Vu la procédure suivante :

Procédure contentieuse antérieure :

M. A… B… a demandé au Tribunal administratif de Paris d’annuler la décision implicite de rejet par laquelle le ministre des finances et des comptes publics a rejeté sa demande d’indemnisation des préjudices subis à la suite de la suppression du statut des conservateurs des hypothèques par l’article 30 du décret n° 2009-208 du 20 février 2009.

Par jugement n° 1407947/5-3 du 25 avril 2016, le Tribunal administratif de Paris a rejeté sa demande.

Procédure devant la Cour :

Par une requête enregistrée le 1er juillet 2016, M. B…, représenté par Me C…, demande à la Cour :

1°) d’annuler le jugement n° 1407947/5-3 du 25 avril 2016 du Tribunal administratif de Paris ;

2°) de condamner l’Etat à lui verser la somme de 37 205 euros à parfaire augmentée des intérêts légaux, en réparation du préjudice financier subi ;

3°) de mettre à la charge de l’Etat le versement de la somme de 2 000 euros sur le fondement de l’article L. 761-1 du code de justice administrative.

Il soutient que :

 – le jugement attaqué est entaché d’erreur de droit et d’erreur d’appréciation car la responsabilité pour faute de l’Etat doit être engagée dès lors qu’en l’excluant du dispositif de compensation de perte de revenu institué par note du 20 juin 2013 du directeur général des finances publics, le principe d’égalité de traitement a été méconnu ; que l’attribution de cette garantie de maintien des rémunérations suite de la suppression du statut des conservateurs des hypothèques devait s’appliquer à l’ensemble des conservateurs des hypothèques quelles que soient leur catégorie d’appartenance et leur réaffectation dans un nouveau corps ;

 – pour les motifs sus-invoqués, sa demande en réparation du préjudice subi à hauteur de 37 205 euros est fondée ;

 – " dans la mesure où sa requête est fondée, la Cour écartera les deux fins de

non-recevoir soulevées en première instance par le ministre ".

Par un mémoire en défense, enregistré le 16 novembre 2016, le ministre de l’économie et des finances, conclut au rejet de la requête.

Il soutient que les moyens soulevés par le requérant ne sont pas fondés.

Par un mémoire en réplique enregistré le 27 février 2017, présenté par la Selarl d’avocats Cornet-Vincent-Ségurel, qui se substitue à la Selarl Publi-Juris, M. B… maintient ses conclusions.

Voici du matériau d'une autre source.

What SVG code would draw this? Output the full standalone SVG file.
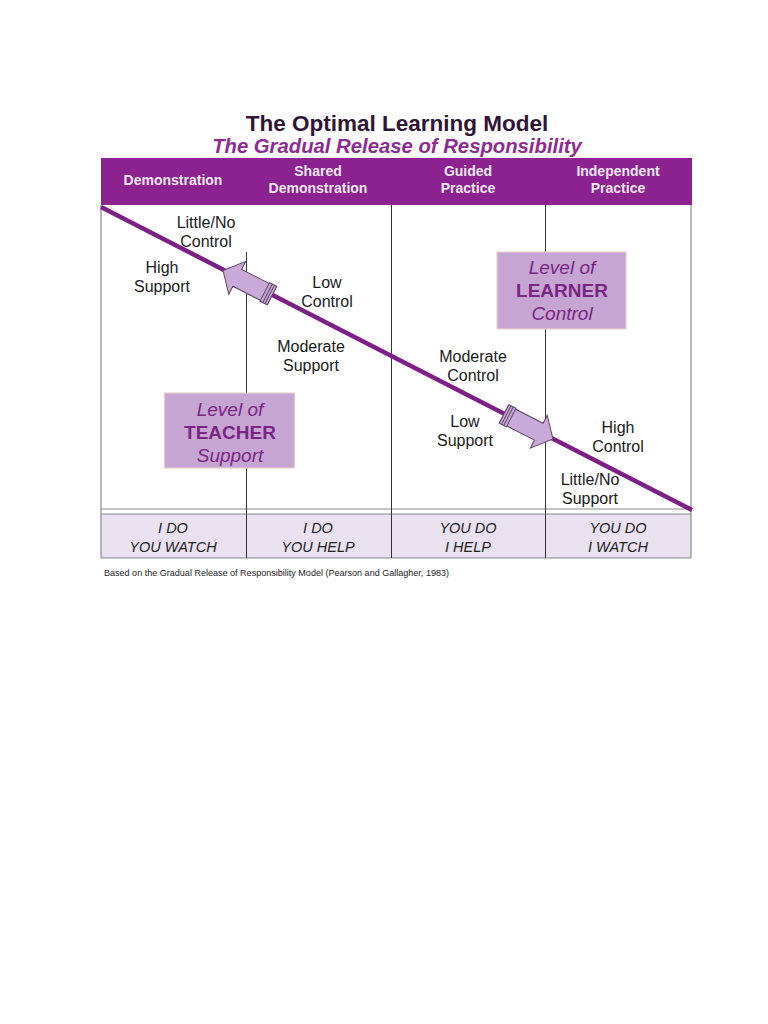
<svg xmlns="http://www.w3.org/2000/svg" width="768" height="1024" viewBox="0 0 768 1024">
<defs>
<style>
.t{font-family:"Liberation Sans",Arial,sans-serif}
.hd{font-family:"Liberation Sans",Arial,sans-serif;font-weight:bold;font-size:14px;fill:#F1E6F2;text-anchor:middle}
.lb{font-family:"Liberation Sans",Arial,sans-serif;font-size:16px;fill:#1a1a1a;text-anchor:middle}
.bx{fill:#C6A5D2;stroke:#E3CFC9;stroke-width:1.2}
.bi{font-family:"Liberation Sans",Arial,sans-serif;font-style:italic;font-size:19px;fill:#7A2584;text-anchor:middle}
.bb{font-family:"Liberation Sans",Arial,sans-serif;font-weight:bold;font-size:19px;fill:#7A2584;text-anchor:middle}
.ft{font-family:"Liberation Sans",Arial,sans-serif;font-style:italic;font-size:14.5px;fill:#222;text-anchor:middle}
.dv{stroke:#333;stroke-width:1}
.bd{stroke:#8a8a8a;stroke-width:1.2;fill:none}
.arr{fill:#C8A9D7;stroke:#5E4566;stroke-width:1}
.strp{stroke:#5E4566;stroke-width:1}
</style>
<g id="blockArrow">
<path class="arr" d="M0,0 L-16,-18.5 L-16,-9.5 L-55,-9.5 L-55,9.5 L-16,9.5 L-16,18.5 Z"/>
<rect class="arr" x="-55" y="-10.5" width="8" height="21"/>
<line class="strp" x1="-52.5" y1="-10.5" x2="-52.5" y2="10.5"/>
<line class="strp" x1="-50" y1="-10.5" x2="-50" y2="10.5"/>
</g>
</defs>
<rect width="768" height="1024" fill="#fff"/>

<g id="title">
<text class="t" x="397" y="131" text-anchor="middle" font-weight="bold" font-size="22.5" fill="#2F1536">The Optimal Learning Model</text>
<text class="t" x="397" y="153" text-anchor="middle" font-weight="bold" font-style="italic" font-size="20.3" fill="#8E2A93">The Gradual Release of Responsibility</text>
</g>

<g id="table">
<rect x="101" y="158" width="591" height="47" fill="#8B2290"/>
<rect x="101" y="514" width="590" height="44" fill="#E9E1EF"/>
<line class="bd" x1="101" y1="205" x2="101" y2="558"/>
<line class="bd" x1="691" y1="205" x2="691" y2="558"/>
<line class="bd" x1="101" y1="558" x2="691" y2="558"/>
<line class="bd" x1="101" y1="509" x2="691" y2="509"/>
<line class="bd" x1="101" y1="514" x2="691" y2="514"/>
<line class="dv" x1="246.5" y1="252" x2="246.5" y2="558"/>
<line class="dv" x1="391.5" y1="205" x2="391.5" y2="558"/>
<line class="dv" x1="545.5" y1="205" x2="545.5" y2="558"/>
</g>

<g id="h-demonstration"><text class="hd" x="173" y="185">Demonstration</text></g>
<g id="h-shared"><text class="hd" x="318" y="176">Shared</text><text class="hd" x="318" y="193">Demonstration</text></g>
<g id="h-guided"><text class="hd" x="468" y="176">Guided</text><text class="hd" x="468" y="193">Practice</text></g>
<g id="h-independent"><text class="hd" x="618" y="176">Independent</text><text class="hd" x="618" y="193">Practice</text></g>

<g id="connectors">
<line x1="101" y1="207" x2="692" y2="510" stroke="#7D1F87" stroke-width="4.5" stroke-linecap="butt"/>
<use href="#blockArrow" transform="translate(223,270.5) rotate(207.16)"/>
<use href="#blockArrow" transform="translate(553,439) rotate(27.16)"/>
</g>

<g id="l-littleno-control"><text class="lb" x="206" y="228">Little/No</text><text class="lb" x="206" y="247">Control</text></g>
<g id="l-high-support"><text class="lb" x="162" y="273">High</text><text class="lb" x="162" y="292">Support</text></g>
<g id="l-low-control"><text class="lb" x="327" y="288">Low</text><text class="lb" x="327" y="307">Control</text></g>
<g id="l-moderate-support"><text class="lb" x="311" y="352">Moderate</text><text class="lb" x="311" y="371">Support</text></g>
<g id="l-moderate-control"><text class="lb" x="473" y="362">Moderate</text><text class="lb" x="473" y="381">Control</text></g>
<g id="l-low-support"><text class="lb" x="465" y="427">Low</text><text class="lb" x="465" y="446">Support</text></g>
<g id="l-high-control"><text class="lb" x="618" y="433">High</text><text class="lb" x="618" y="452">Control</text></g>
<g id="l-littleno-support"><text class="lb" x="590" y="485">Little/No</text><text class="lb" x="590" y="504">Support</text></g>

<g id="box-learner">
<rect class="bx" x="497" y="252" width="129" height="77"/>
<text class="bi" x="562" y="274">Level of</text>
<text class="bb" x="562" y="297">LEARNER</text>
<text class="bi" x="562" y="320">Control</text>
</g>
<g id="box-teacher">
<rect class="bx" x="164.5" y="393" width="130" height="75"/>
<text class="bi" x="230" y="416">Level of</text>
<text class="bb" x="230" y="439">TEACHER</text>
<text class="bi" x="230" y="462">Support</text>
</g>

<g id="f-1"><text class="ft" x="173" y="533">I DO</text><text class="ft" x="173" y="552">YOU WATCH</text></g>
<g id="f-2"><text class="ft" x="318" y="533">I DO</text><text class="ft" x="318" y="552">YOU HELP</text></g>
<g id="f-3"><text class="ft" x="468" y="533">YOU DO</text><text class="ft" x="468" y="552">I HELP</text></g>
<g id="f-4"><text class="ft" x="618" y="533">YOU DO</text><text class="ft" x="618" y="552">I WATCH</text></g>

<g id="caption"><text class="t" x="104" y="576" font-size="9.3" fill="#222" textLength="345" lengthAdjust="spacingAndGlyphs">Based on the Gradual Release of Responsibility Model (Pearson and Gallagher, 1983)</text></g>
</svg>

Il reprend ses précédents moyens et soutient, en outre, que la différence de traitement instaurée entre les conservateurs des hypothèques de différentes catégories par la note du 20 juin 2013 était manifestement disproportionnée et contraire au principe d’égalité de traitement, que le Tribunal administratif de Paris a commis une erreur de droit en estimant qu’il n’avait pas été détaché d’office sur l’emploi de chef de service de la publicité foncière et qu’il ne pouvait pas se prévaloir des dispositions du décret du 16 septembre 1985 dès lors que la rémunération des conservateurs des hypothèques n’était pas liée à une rémunération indiciaire, qu’en l’excluant de l’engagement de garantie de rémunération pris à titre professionnel par le D.G.F.I.P. de l’époque et sur la base duquel il s’est ensuite positionné et a accepté sa promotion sur le bureau de Paris 8, l’administration a porté atteinte au principe de sécurité juridique.

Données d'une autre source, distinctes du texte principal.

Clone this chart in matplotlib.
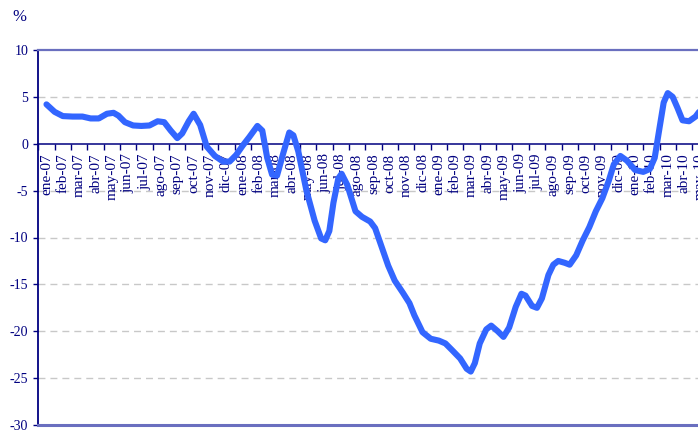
import numpy as np
import matplotlib
matplotlib.use("Agg")
import matplotlib.pyplot as plt

plt.rcParams['font.family'] = ['Liberation Serif', 'DejaVu Serif']
plt.rcParams['axes.unicode_minus'] = False

NAVY = '#000080'
FRAME = '#6a6fbf'
LINE = '#3366ff'

# month categories on the x axis
month_names = ['ene', 'feb', 'mar', 'abr', 'may', 'jun',
               'jul', 'ago', 'sep', 'oct', 'nov', 'dic']
years = ['07', '08', '09', '10']
categories = [f"{m}-{y}" for y in years for m in month_names][:42]

# position in months since ene-07 and yearly rate (%)
meses = [0.0, 0.5, 1.0, 1.6, 2.2, 2.7, 3.2, 3.7, 4.1, 4.4,
         4.8, 5.3, 5.8, 6.3, 6.8, 7.2, 7.6, 8.0, 8.3, 8.7,
         9.0, 9.4, 9.8, 10.3, 10.8, 11.2, 11.6, 12.0, 12.4, 12.9,
         13.2, 13.5, 13.8, 14.1, 14.5, 14.85, 15.1, 15.4, 15.9, 16.4,
         16.8, 17.05, 17.3, 17.55, 17.85, 18.05, 18.4, 18.9, 19.3, 19.8,
         20.1, 20.5, 20.9, 21.3, 21.8, 22.2, 22.5, 23.0, 23.5, 24.0,
         24.4, 24.8, 25.3, 25.7, 25.95, 26.2, 26.5, 26.9, 27.2, 27.6,
         27.95, 28.3, 28.7, 29.05, 29.3, 29.7, 30.0, 30.3, 30.7, 31.0,
         31.3, 31.7, 32.0, 32.4, 32.8, 33.2, 33.6, 34.0, 34.4, 34.7,
         35.1, 35.5, 36.0, 36.5, 36.9, 37.2, 37.45, 37.75, 38.0, 38.3,
         38.6, 38.9, 39.3, 39.7, 40.0]
tasa = [4.2, 3.4, 2.95, 2.9, 2.9, 2.7, 2.7, 3.2, 3.3, 3.0,
        2.3, 1.95, 1.9, 1.95, 2.4, 2.3, 1.4, 0.6, 1.1, 2.4,
        3.2, 2.0, -0.3, -1.3, -1.9, -1.9, -1.2, -0.2, 0.7, 1.9,
        1.4, -1.5, -3.3, -3.4, -0.9, 1.2, 0.9, -0.8, -5.0, -8.2,
        -10.1, -10.3, -9.3, -6.3, -3.7, -3.2, -4.4, -7.2, -7.8, -8.3,
        -9.0, -11.0, -13.0, -14.6, -15.9, -17.0, -18.3, -20.1, -20.8, -21.0,
        -21.3, -22.0, -22.9, -24.0, -24.3, -23.4, -21.3, -19.8, -19.4, -20.0,
        -20.6, -19.6, -17.4, -16.0, -16.2, -17.3, -17.5, -16.5, -14.0, -12.9,
        -12.5, -12.7, -12.9, -11.9, -10.3, -8.9, -7.2, -5.8, -3.9, -2.2,
        -1.3, -1.8, -2.8, -3.0, -2.7, -1.5, 1.2, 4.4, 5.4, 5.0,
        3.8, 2.5, 2.4, 2.9, 3.6]

y_ticks = [-30, -25, -20, -15, -10, -5, 0, 5, 10]
grid_levels = [5, -5, -10, -15, -20, -25]

W, H = 698, 430
fig = plt.figure(figsize=(W / 100, H / 100), dpi=100)
cat_w = 16.35
ax = fig.add_axes([38.3 / W, 5 / H, len(categories) * cat_w / W, 375 / H])
ax.set_xlim(-0.5, len(categories) - 0.5)
ax.set_ylim(-30, 10)

for v in grid_levels:
    ax.axhline(v, color='#c8c8c8', lw=1.0, dashes=(5, 3.6), zorder=0.5)
ax.axhline(-30, color=FRAME, lw=2.2, clip_on=False, zorder=2.6)

ax.plot(meses, tasa, color=LINE, lw=4.4, solid_joinstyle='round',
        solid_capstyle='round', zorder=3)

# spines: category axis crosses at 0
ax.spines['bottom'].set_position(('data', 0))
ax.spines['bottom'].set_color(NAVY)
ax.spines['bottom'].set_linewidth(1.1)
ax.spines['left'].set_color(NAVY)
ax.spines['left'].set_linewidth(1.3)
ax.spines['top'].set_color(FRAME)
ax.spines['top'].set_linewidth(1.6)
ax.spines['right'].set_visible(False)

ax.set_xticks(range(len(categories)))
ax.set_xticklabels(categories, rotation=90, fontsize=11, color=NAVY)
ax.set_xticks(np.arange(-0.5, len(categories), 1), minor=True)
ax.tick_params(axis='x', which='major', length=0, pad=7.0)
ax.tick_params(axis='x', which='minor', length=4.5, width=1, color=NAVY,
               direction='out')

ax.set_yticks(y_ticks)
ax.set_yticklabels([str(v) for v in y_ticks], fontsize=10, color=NAVY)
ax.tick_params(axis='y', length=3.6, width=1, color=NAVY, pad=3.6,
               direction='out')

fig.text(19 / W, 1 - 17 / H, '%', fontsize=12, color=NAVY,
         ha='center', va='center')

fig.savefig('out.png', dpi=100)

Vu les autres pièces du dossier.

Vu :

 – le code général des impôts ;

 – la loi n° 83-634 du 13 juillet 1983 ;

 – la loi n° 84-16 du 11 janvier 1984 ;

 – l’ordonnance n° 2010-638 du 10 juin 2010 ;

 – le décret modifié n° 85-986 du 16 septembre 1985 ;

 – le décret modifié n° 2006-814 du 7 juillet 2006 ;

 – le décret n° 2009-208 du 20 février 2009 ;

 – le décret n° 2010-467 du 7 mai 2010 ;

 – le décret n° 2010-986 du 26 août 2010 ;

 – le code de justice administrative.

Les parties ont été régulièrement averties du jour de l’audience.

Ont été entendus au cours de l’audience publique :

 – le rapport de M. Pagès,

 – les conclusions de M. Ouardes, rapporteur public,

 – et les observations de M. B….

Une note en délibéré, enregistrée le 19 mai 2017, a été présentée par M. B….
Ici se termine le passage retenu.